> Task directions
Copy out the lines that include the word "this".

Stored items from a collection:
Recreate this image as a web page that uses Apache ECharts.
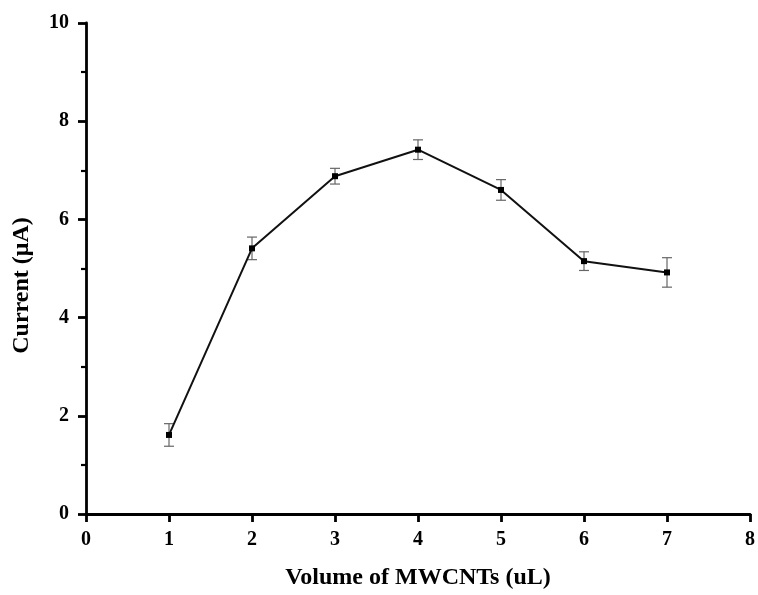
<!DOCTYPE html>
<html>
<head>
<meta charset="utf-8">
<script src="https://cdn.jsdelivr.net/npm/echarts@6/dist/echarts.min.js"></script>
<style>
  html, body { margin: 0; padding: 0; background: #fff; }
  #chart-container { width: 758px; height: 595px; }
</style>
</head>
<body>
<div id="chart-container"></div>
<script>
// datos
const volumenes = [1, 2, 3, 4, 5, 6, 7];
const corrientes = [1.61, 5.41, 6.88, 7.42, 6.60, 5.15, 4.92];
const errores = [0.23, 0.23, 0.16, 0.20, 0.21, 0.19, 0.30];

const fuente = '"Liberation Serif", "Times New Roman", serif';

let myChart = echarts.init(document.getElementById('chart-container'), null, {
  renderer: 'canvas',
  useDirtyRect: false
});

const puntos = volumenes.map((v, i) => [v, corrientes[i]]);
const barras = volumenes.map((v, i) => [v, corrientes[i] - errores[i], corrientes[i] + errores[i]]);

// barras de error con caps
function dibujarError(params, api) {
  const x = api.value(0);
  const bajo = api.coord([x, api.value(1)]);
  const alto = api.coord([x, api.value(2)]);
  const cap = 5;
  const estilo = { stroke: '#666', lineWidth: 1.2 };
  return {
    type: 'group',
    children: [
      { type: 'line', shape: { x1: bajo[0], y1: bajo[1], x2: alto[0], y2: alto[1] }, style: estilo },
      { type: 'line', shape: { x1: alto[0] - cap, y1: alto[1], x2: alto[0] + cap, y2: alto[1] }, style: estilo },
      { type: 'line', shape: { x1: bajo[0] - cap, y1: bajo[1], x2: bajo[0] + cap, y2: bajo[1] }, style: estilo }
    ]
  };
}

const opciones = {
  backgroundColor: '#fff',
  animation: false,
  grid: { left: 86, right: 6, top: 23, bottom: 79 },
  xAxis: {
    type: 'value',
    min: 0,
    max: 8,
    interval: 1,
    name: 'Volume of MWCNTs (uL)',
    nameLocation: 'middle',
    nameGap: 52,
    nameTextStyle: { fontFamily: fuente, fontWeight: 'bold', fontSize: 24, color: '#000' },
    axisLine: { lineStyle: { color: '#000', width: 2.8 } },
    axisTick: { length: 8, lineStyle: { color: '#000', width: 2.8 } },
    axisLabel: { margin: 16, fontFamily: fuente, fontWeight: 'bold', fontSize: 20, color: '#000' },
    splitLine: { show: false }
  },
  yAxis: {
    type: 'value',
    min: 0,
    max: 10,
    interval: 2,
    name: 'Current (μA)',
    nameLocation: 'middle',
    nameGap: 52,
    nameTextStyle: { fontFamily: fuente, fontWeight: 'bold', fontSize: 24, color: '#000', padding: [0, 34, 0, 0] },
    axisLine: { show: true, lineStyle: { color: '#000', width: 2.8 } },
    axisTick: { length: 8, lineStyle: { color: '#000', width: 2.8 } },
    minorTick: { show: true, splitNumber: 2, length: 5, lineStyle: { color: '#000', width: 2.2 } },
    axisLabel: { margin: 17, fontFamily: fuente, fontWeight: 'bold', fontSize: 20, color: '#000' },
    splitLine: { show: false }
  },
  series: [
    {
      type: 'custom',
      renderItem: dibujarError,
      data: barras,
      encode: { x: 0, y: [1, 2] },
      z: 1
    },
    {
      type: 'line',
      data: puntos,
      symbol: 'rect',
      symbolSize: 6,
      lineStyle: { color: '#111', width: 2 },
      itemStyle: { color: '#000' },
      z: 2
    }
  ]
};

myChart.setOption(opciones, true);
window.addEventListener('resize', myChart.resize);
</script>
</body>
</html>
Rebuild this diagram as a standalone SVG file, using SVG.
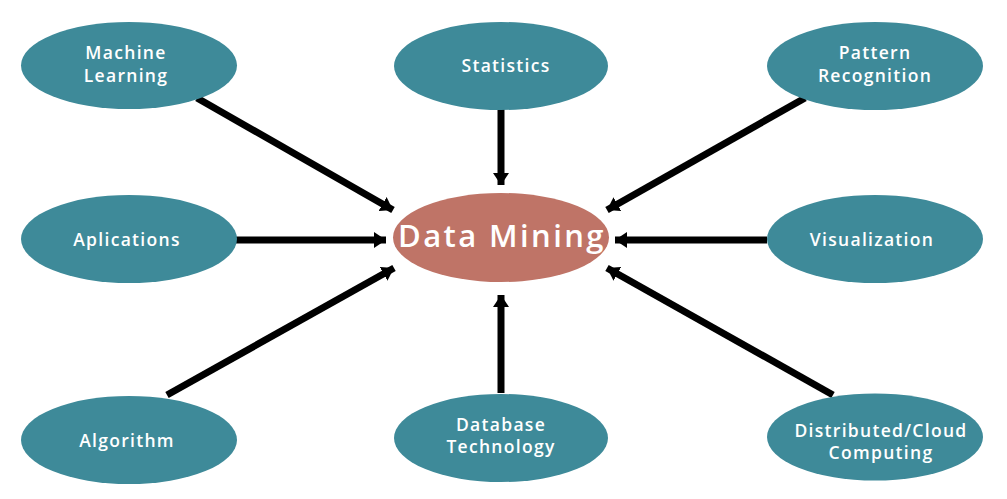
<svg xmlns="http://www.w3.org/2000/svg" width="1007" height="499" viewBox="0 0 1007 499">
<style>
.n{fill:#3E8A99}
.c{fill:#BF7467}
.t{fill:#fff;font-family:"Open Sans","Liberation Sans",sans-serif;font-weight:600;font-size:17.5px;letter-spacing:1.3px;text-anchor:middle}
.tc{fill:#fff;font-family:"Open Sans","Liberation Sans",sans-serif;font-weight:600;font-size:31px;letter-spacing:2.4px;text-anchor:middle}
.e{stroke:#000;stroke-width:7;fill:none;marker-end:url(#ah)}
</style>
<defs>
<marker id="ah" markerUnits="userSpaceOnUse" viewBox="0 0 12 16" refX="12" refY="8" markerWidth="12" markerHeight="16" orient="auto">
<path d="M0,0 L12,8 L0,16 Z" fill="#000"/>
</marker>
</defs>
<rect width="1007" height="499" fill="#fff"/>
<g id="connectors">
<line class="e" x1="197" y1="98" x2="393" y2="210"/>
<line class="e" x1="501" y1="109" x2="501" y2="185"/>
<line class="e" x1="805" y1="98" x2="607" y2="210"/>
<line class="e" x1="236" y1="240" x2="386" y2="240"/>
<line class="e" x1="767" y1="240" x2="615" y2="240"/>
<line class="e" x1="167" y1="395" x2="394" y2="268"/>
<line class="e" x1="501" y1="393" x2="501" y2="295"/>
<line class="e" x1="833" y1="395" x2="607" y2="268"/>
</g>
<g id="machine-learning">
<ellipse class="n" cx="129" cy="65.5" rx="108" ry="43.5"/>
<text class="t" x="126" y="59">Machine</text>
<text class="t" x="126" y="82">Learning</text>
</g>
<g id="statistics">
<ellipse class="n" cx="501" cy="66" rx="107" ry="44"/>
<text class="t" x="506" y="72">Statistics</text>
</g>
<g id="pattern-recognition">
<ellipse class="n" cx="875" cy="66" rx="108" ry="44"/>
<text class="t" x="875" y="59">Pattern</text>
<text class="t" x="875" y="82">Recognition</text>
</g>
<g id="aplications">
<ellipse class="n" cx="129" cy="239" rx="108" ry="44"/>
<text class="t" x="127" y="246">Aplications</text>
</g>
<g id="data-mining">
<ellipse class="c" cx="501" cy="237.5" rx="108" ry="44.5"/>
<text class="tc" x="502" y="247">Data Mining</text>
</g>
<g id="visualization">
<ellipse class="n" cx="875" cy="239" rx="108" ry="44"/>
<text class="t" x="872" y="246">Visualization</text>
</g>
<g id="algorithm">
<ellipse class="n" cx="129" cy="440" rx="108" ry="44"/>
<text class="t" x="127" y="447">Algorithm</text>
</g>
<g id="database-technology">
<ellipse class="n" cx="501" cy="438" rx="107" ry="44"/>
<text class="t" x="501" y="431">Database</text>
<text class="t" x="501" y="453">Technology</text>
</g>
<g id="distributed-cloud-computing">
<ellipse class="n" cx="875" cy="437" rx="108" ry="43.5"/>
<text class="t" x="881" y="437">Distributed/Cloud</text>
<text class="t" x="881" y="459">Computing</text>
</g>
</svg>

==

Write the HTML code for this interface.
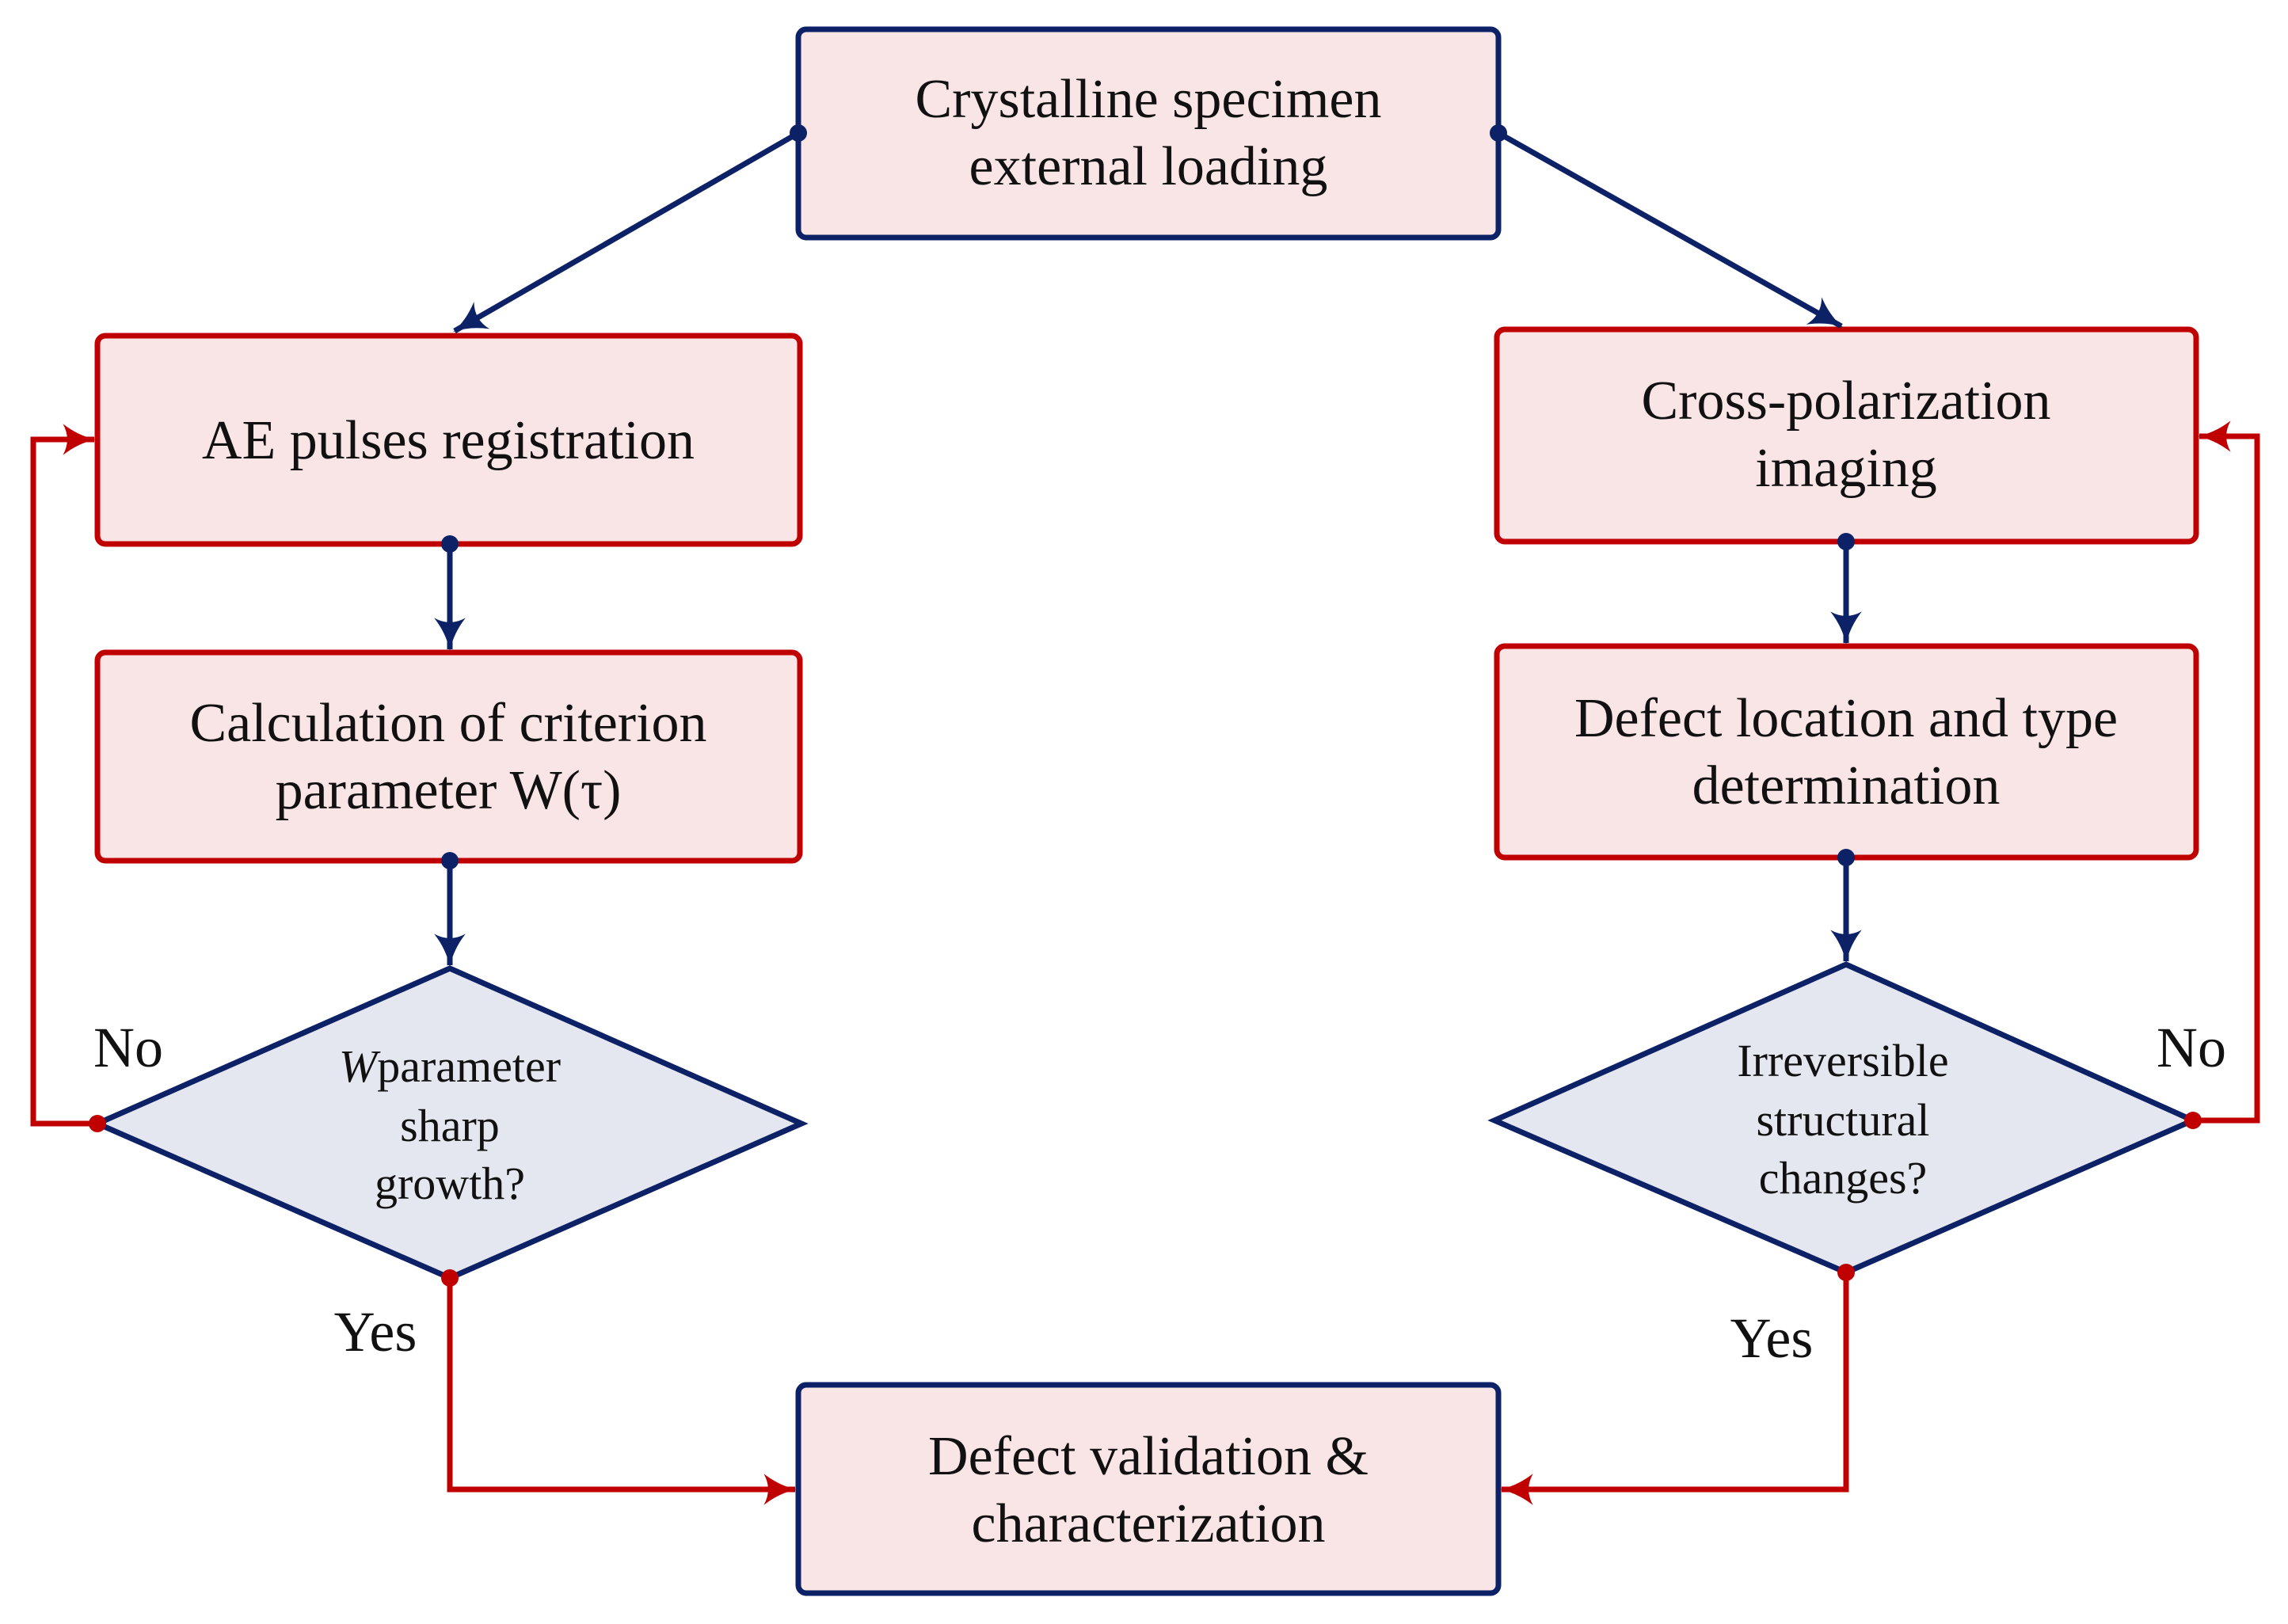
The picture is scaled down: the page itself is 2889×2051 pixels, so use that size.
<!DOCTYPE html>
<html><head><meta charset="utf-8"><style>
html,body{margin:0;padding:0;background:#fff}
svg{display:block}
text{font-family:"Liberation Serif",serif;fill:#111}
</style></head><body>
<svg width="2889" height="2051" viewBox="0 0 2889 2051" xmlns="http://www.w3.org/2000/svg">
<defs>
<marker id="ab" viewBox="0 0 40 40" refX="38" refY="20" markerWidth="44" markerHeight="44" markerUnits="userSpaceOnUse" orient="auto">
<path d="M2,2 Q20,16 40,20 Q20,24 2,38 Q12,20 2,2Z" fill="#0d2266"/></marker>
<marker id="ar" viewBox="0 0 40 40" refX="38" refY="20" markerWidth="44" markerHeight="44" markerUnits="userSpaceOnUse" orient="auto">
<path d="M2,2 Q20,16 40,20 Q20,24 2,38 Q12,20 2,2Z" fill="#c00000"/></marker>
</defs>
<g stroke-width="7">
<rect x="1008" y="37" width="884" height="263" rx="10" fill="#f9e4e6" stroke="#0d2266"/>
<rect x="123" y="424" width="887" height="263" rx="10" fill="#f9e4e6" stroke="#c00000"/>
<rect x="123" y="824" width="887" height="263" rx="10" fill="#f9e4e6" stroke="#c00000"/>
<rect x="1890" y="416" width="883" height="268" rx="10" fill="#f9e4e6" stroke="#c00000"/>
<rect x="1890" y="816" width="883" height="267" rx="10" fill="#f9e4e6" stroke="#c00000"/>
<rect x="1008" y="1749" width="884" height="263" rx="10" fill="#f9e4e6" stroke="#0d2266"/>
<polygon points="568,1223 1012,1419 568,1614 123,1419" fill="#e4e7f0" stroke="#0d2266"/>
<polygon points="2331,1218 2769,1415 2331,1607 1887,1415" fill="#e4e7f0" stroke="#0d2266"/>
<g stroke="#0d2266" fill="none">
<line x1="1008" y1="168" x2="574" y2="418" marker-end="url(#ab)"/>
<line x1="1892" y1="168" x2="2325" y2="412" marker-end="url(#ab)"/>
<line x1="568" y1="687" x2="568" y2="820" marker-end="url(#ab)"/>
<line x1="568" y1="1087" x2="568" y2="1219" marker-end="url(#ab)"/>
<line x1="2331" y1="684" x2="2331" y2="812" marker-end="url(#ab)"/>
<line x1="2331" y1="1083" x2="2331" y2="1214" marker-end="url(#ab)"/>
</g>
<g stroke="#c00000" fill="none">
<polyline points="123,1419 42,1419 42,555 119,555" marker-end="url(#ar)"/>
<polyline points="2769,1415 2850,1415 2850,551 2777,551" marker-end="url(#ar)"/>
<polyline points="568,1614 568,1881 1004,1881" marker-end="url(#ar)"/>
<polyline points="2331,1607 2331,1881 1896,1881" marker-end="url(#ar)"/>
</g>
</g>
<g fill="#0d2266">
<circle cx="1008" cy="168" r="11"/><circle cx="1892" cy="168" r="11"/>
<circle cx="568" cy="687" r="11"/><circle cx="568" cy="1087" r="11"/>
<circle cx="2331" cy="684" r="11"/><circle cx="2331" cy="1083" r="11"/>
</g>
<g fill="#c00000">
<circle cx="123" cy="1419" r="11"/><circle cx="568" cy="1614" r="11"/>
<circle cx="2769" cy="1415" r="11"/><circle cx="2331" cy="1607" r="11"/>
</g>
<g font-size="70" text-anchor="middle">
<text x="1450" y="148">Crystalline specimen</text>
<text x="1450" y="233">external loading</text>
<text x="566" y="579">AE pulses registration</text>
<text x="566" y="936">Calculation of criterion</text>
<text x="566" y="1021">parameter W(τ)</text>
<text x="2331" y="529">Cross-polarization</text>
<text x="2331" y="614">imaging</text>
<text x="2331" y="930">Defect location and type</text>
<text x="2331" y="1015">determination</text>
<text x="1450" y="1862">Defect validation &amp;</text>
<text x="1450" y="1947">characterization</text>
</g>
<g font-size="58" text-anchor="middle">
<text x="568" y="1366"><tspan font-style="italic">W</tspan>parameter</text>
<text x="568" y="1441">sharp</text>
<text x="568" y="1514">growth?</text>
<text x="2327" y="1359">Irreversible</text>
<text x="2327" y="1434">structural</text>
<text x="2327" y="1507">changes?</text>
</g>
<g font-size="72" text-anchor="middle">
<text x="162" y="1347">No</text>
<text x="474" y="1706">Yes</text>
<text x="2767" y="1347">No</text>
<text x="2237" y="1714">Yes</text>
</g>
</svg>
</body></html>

> Answer below
Recreate this image as a web page that uses Apache ECharts.
Rebuild this diagram as a standalone SVG file, using SVG.
Write the HTML code for this interface.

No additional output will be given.